Assertive, positive and welcoming, Chappell’s leadership was full of flair, bravado and empowerment. He backed his players unconditionally. Cover specialist Ross Edwards – often the only fieldsman in front of the wicket – suggested one day that he should position himself a little squarer.
‘Mate,’ said Chappell. ‘You go where you reckon the ball is going. You know better than me.’
Not everyone was initially enamoured, however. When Chappell’s strategy of bowling Terry Jenner ahead of local favourite Kerry O’Keeffe backfired one afternoon in the Sydney international against the Rest of the World, the next day’s editorial in the Sydney Morning Herald was scathing. ‘He shouldn’t be in charge of a ludo team, let alone an Australian side bound for a Test series in England,’ said the unnamed writer.
Playing to win, Australia and the 1972 Ashes engrossingly analyses, match-by- match, a tour significant in the makings of Chappell’s champions. His young team had been labelled the worst Aussie touring team of them all, yet by winning the final Test at The Oval, the Australians tied an unforgettable rubber.
From arctic weather upon their arrival, the sun shone and the team blossomed from the fixture against Hampshire where a relieved Dennis Lillee was able to bowl unimpeded and celebrated by downing a jug of Foster’s Lager, which was just entering the English market.
The team’s London base was the Waldorf. The players visited Carnaby St and dressed flashily. Purple suits, buckle shoes, flares, flowery extra-wide ties and long-hair, moustaches and sideburns.

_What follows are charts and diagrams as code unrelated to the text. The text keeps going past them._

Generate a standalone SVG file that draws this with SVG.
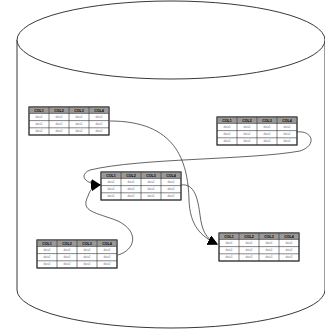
<svg xmlns="http://www.w3.org/2000/svg" width="325" height="332" viewBox="0 0 325 332">
  <style>
    .cyl { fill: #fff; stroke: #222; stroke-width: 0.9; }
    .tb { fill: #fff; stroke: #333; stroke-width: 0.9; }
    .fr { fill: none; stroke: #333; stroke-width: 0.9; }
    .hd { fill: #999; }
    .gl { stroke: #333; stroke-width: 0.6; }
    .ht { font-family: "Liberation Sans", Arial, sans-serif; font-size: 3.6px; font-weight: bold; fill: #000; text-anchor: middle; }
    .dt { font-family: "Liberation Sans", Arial, sans-serif; font-size: 2.8px; fill: #777; text-anchor: middle; }
    .cn { fill: none; stroke: #222; stroke-width: 0.7; }
  </style>
  <defs>
    <marker id="arrow" viewBox="0 0 10 10" refX="9" refY="5" markerWidth="10" markerHeight="10" markerUnits="userSpaceOnUse" orient="auto">
      <path d="M0,0 L10,5 L0,10 z" fill="#000"/>
    </marker>
  </defs>

  <!-- database cylinder -->
  <g id="database">
    <path class="cyl" d="M17,40 L17,290 A154,38 0 0 0 325,290 L325,40"/>
    <ellipse class="cyl" cx="171" cy="40" rx="154" ry="39"/>
  </g>

  <!-- connectors -->
  <g id="connectors">
    <path class="cn" d="M110,121 C175,121 188,160 189,200 C190,225 200,236 217,244" marker-end="url(#arrow)"/>
    <path class="cn" d="M297,132 C312,130 318,145 300,151 C250,160 140,158 90,170 C80,174 82,183 100,185" marker-end="url(#arrow)"/>
    <path class="cn" d="M118,255 C135,250 140,232 118,221 C95,212 80,212 88,196 C90,190 93,186 100,185" marker-end="url(#arrow)"/>
    <path class="cn" d="M181,185 C195,183 198,200 200,215 C202,230 205,238 217,244" marker-end="url(#arrow)"/>
  </g>

  <!-- table 1 -->
  <g id="table1" transform="translate(29,107)">
    <rect class="tb" x="0" y="0" width="80" height="28"/>
    <rect class="hd" x="0" y="0" width="80" height="6.4"/>
    <path class="gl" d="M20,0V28M40,0V28M60,0V28M0,6.4H80M0,13.6H80M0,20.8H80"/>
    <rect class="fr" x="0" y="0" width="80" height="28"/>
    <text class="ht" x="10" y="4.6">COL1</text><text class="ht" x="30" y="4.6">COL2</text><text class="ht" x="50" y="4.6">COL3</text><text class="ht" x="70" y="4.6">COL4</text>
    <text class="dt" x="10" y="11">data1</text><text class="dt" x="30" y="11">data1</text><text class="dt" x="50" y="11">data1</text><text class="dt" x="70" y="11">data1</text>
    <text class="dt" x="10" y="18.2">data1</text><text class="dt" x="30" y="18.2">data1</text><text class="dt" x="50" y="18.2">data1</text><text class="dt" x="70" y="18.2">data1</text>
    <text class="dt" x="10" y="25.4">data1</text><text class="dt" x="30" y="25.4">data1</text><text class="dt" x="50" y="25.4">data1</text><text class="dt" x="70" y="25.4">data1</text>
  </g>

  <!-- table 2 -->
  <g id="table2" transform="translate(217,117)">
    <rect class="tb" x="0" y="0" width="80" height="28"/>
    <rect class="hd" x="0" y="0" width="80" height="6.4"/>
    <path class="gl" d="M20,0V28M40,0V28M60,0V28M0,6.4H80M0,13.6H80M0,20.8H80"/>
    <rect class="fr" x="0" y="0" width="80" height="28"/>
    <text class="ht" x="10" y="4.6">COL1</text><text class="ht" x="30" y="4.6">COL2</text><text class="ht" x="50" y="4.6">COL3</text><text class="ht" x="70" y="4.6">COL4</text>
    <text class="dt" x="10" y="11">data1</text><text class="dt" x="30" y="11">data1</text><text class="dt" x="50" y="11">data1</text><text class="dt" x="70" y="11">data1</text>
    <text class="dt" x="10" y="18.2">data1</text><text class="dt" x="30" y="18.2">data1</text><text class="dt" x="50" y="18.2">data1</text><text class="dt" x="70" y="18.2">data1</text>
    <text class="dt" x="10" y="25.4">data1</text><text class="dt" x="30" y="25.4">data1</text><text class="dt" x="50" y="25.4">data1</text><text class="dt" x="70" y="25.4">data1</text>
  </g>

  <!-- table 3 -->
  <g id="table3" transform="translate(101,172)">
    <rect class="tb" x="0" y="0" width="80" height="28"/>
    <rect class="hd" x="0" y="0" width="80" height="6.4"/>
    <path class="gl" d="M20,0V28M40,0V28M60,0V28M0,6.4H80M0,13.6H80M0,20.8H80"/>
    <rect class="fr" x="0" y="0" width="80" height="28"/>
    <text class="ht" x="10" y="4.6">COL1</text><text class="ht" x="30" y="4.6">COL2</text><text class="ht" x="50" y="4.6">COL3</text><text class="ht" x="70" y="4.6">COL4</text>
    <text class="dt" x="10" y="11">data1</text><text class="dt" x="30" y="11">data1</text><text class="dt" x="50" y="11">data1</text><text class="dt" x="70" y="11">data1</text>
    <text class="dt" x="10" y="18.2">data1</text><text class="dt" x="30" y="18.2">data1</text><text class="dt" x="50" y="18.2">data1</text><text class="dt" x="70" y="18.2">data1</text>
    <text class="dt" x="10" y="25.4">data1</text><text class="dt" x="30" y="25.4">data1</text><text class="dt" x="50" y="25.4">data1</text><text class="dt" x="70" y="25.4">data1</text>
  </g>

  <!-- table 4 -->
  <g id="table4" transform="translate(37,240)">
    <rect class="tb" x="0" y="0" width="80" height="28"/>
    <rect class="hd" x="0" y="0" width="80" height="6.4"/>
    <path class="gl" d="M20,0V28M40,0V28M60,0V28M0,6.4H80M0,13.6H80M0,20.8H80"/>
    <rect class="fr" x="0" y="0" width="80" height="28"/>
    <text class="ht" x="10" y="4.6">COL1</text><text class="ht" x="30" y="4.6">COL2</text><text class="ht" x="50" y="4.6">COL3</text><text class="ht" x="70" y="4.6">COL4</text>
    <text class="dt" x="10" y="11">data1</text><text class="dt" x="30" y="11">data1</text><text class="dt" x="50" y="11">data1</text><text class="dt" x="70" y="11">data1</text>
    <text class="dt" x="10" y="18.2">data1</text><text class="dt" x="30" y="18.2">data1</text><text class="dt" x="50" y="18.2">data1</text><text class="dt" x="70" y="18.2">data1</text>
    <text class="dt" x="10" y="25.4">data1</text><text class="dt" x="30" y="25.4">data1</text><text class="dt" x="50" y="25.4">data1</text><text class="dt" x="70" y="25.4">data1</text>
  </g>

  <!-- table 5 -->
  <g id="table5" transform="translate(219,233)">
    <rect class="tb" x="0" y="0" width="80" height="28"/>
    <rect class="hd" x="0" y="0" width="80" height="6.4"/>
    <path class="gl" d="M20,0V28M40,0V28M60,0V28M0,6.4H80M0,13.6H80M0,20.8H80"/>
    <rect class="fr" x="0" y="0" width="80" height="28"/>
    <text class="ht" x="10" y="4.6">COL1</text><text class="ht" x="30" y="4.6">COL2</text><text class="ht" x="50" y="4.6">COL3</text><text class="ht" x="70" y="4.6">COL4</text>
    <text class="dt" x="10" y="11">data1</text><text class="dt" x="30" y="11">data1</text><text class="dt" x="50" y="11">data1</text><text class="dt" x="70" y="11">data1</text>
    <text class="dt" x="10" y="18.2">data1</text><text class="dt" x="30" y="18.2">data1</text><text class="dt" x="50" y="18.2">data1</text><text class="dt" x="70" y="18.2">data1</text>
    <text class="dt" x="10" y="25.4">data1</text><text class="dt" x="30" y="25.4">data1</text><text class="dt" x="50" y="25.4">data1</text><text class="dt" x="70" y="25.4">data1</text>
  </g>
</svg>
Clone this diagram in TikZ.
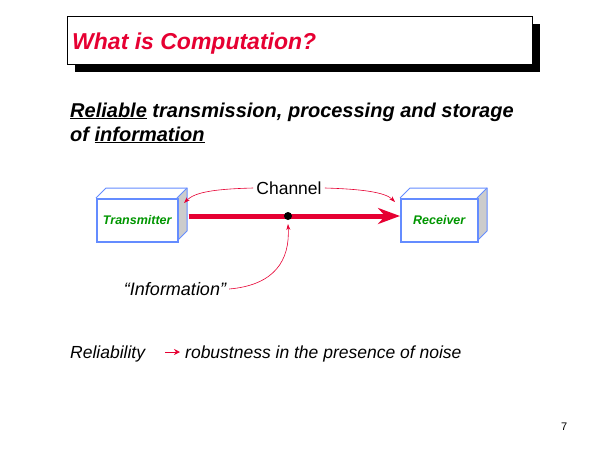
\documentclass[tikz,border=0pt]{standalone}
\usepackage{fontspec}
\setmainfont{Liberation Sans}
\usetikzlibrary{arrows.meta}
\definecolor{tred}{RGB}{230,0,50}
\definecolor{tgreen}{RGB}{0,150,0}
\definecolor{tblue}{RGB}{100,140,255}
\tikzset{
  front/.style={draw=tblue,line width=1.5pt,fill=white},
  thin/.style={draw=tred,line width=0.6pt,-{Stealth[length=6pt,width=4pt]}},
  lbl/.style={inner sep=0pt,anchor=base west},
}
\begin{document}
\begin{tikzpicture}[x=1pt,y=-1pt]
\useasboundingbox (0,0) rectangle (600,450);
% title
\fill[black] (75,24) rectangle (540,72);
\draw[fill=white,line width=0.8pt] (67,16) rectangle (532,64);
\node[lbl,text=tred,font=\fontsize{23}{27}\selectfont\bfseries\itshape] (title) at (72,49) {What is Computation?};
\node[lbl,font=\fontsize{20}{23}\selectfont\bfseries\itshape] (s1) at (70,117) {\underline{Reliable} transmission, processing and storage};
\node[lbl,font=\fontsize{20}{23}\selectfont\bfseries\itshape] (s2) at (70,141) {of \underline{information}};
% boxes
\foreach \n/\x/\w/\t in {tx/96/81/Transmitter, rx/400/77/Receiver}{
  \fill[gray!40] (\x+\w,198) -- (\x+\w+10,188) -- (\x+\w+10,231) -- (\x+\w,241) -- cycle;
  \draw[tblue,line width=1pt] (\x,198) -- (\x+10,188) -- (\x+\w+10,188) -- (\x+\w+10,231) -- (\x+\w,241);
  \draw[tblue,line width=1pt] (\x+\w,198) -- (\x+\w+10,188);
  \node[front,minimum width=\w pt,minimum height=43pt,anchor=north west,inner sep=0pt,
    font=\fontsize{12.5}{15}\selectfont\bfseries\itshape,text=tgreen] (\n) at (\x,198) {\t};
}
\coordinate (dot) at (288,216);
\draw[tred,line width=5pt,-{Stealth[length=22pt,width=16pt]}] (tx.east|-dot) ++(10,0) -- (rx.west|-dot);
\fill (dot) circle (4);
\node[font=\fontsize{17.5}{20}\selectfont,inner sep=3pt] (ch) at (289,188) {Channel};
\draw[thin] (ch.west) .. controls (215,189) and (195,192) .. (184,203);
\draw[thin] (ch.east) .. controls (360,189) and (385,192) .. (395,202);
\node[font=\fontsize{18}{21}\selectfont\itshape,inner sep=3pt] (info) at (175,289) {``Information''};
\draw[thin] (info.east) .. controls (275,285) and (290,260) .. (288,224);
% bottom
\node[lbl,font=\fontsize{17.5}{20}\selectfont\itshape] (rel) at (70,358) {Reliability};
\draw[tred,line width=0.8pt,-{Stealth[length=6pt,width=6pt]}] (165,352) -- (180,352);
\node[lbl,font=\fontsize{17.5}{20}\selectfont\itshape] (rob) at (185,358) {robustness in the presence of noise};
\node[lbl,font=\fontsize{11}{13}\selectfont] (pg) at (561,430) {7};
\end{tikzpicture}
\end{document}
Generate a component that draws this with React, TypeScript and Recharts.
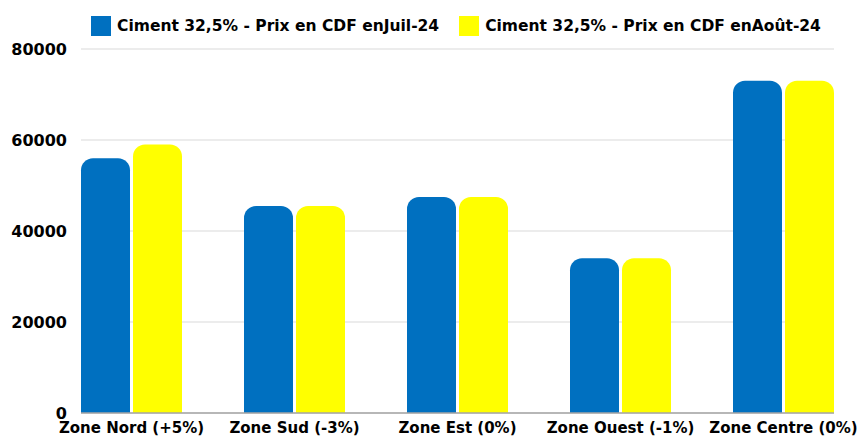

Edwards and his roomie Ashley Mallett won instant popularity with their expert marketing resulting in boxes of quality red, white and liqueur wines being regularly delivered gratis.
The comraderie amongst the players was tremendous. One night Greg Chappell and Paul Sheahan penned some ditties to the tune of the Quartermaster’s Store:

There was Stack, Stack, needing sauna’s front and back, on the tour, on the tour.
There was Stack, Stack, needing sauna’s front and back, on the Aussie England tour.

The team hotels, good and bad are all detailed. Even the playlist songs in the team bus from [italics] Crocodile Rock and [italics] American Pie to Billy Thorpe’s [italics] Most People I Know.
Nicholls misses little of the on-field banter too, like the time one young batsman Dudley Owen-Thomas from the Combined Universities needed a shoelace to be tied, just as Ian Chappell was walking past.
‘I say skipper,’ he said to Chappell nodding towards his boots.
‘Piss off pal,’ came the sharp retort. ‘I only do shoelaces for batsmen!’
Bob Massie’s wondrous debut match is almost deserving of a book on its own. Coming around the wicket to the left-handers his banana-like swing confounded a top six, resulting in a Boys’ Own debut, the most unforgettable in Ashes history.
While Massie had operated around the wicket during his league days in Scotland, his use of the tactic came totally accidentally in an impromptu two-man net session with Edwards, 12th man at Old Trafford. The popping crease for Massie’s normal over the wicket deliveries was damp and a little raised, so he bowled around the wicket instead, setting up an extraordinary 16-wicket Lord’s haul.
He’d been on hand on the opening morning at Lord’s when the umpires walked in and asked Ian Chappell which ball he’d like.
‘Would you like to pick a ball captain?’
Massie looked on and asked: ‘Can I pick the ball?’
‘Mate, you’ve gotta use it. Go for your life.’
Massie went through the box, carefully scrutinising each one before settling on the darkest one in the box. He took eight for 84 in the first innings and eight for 53 in the second. Suddenly it was 1-1. Game on – KP.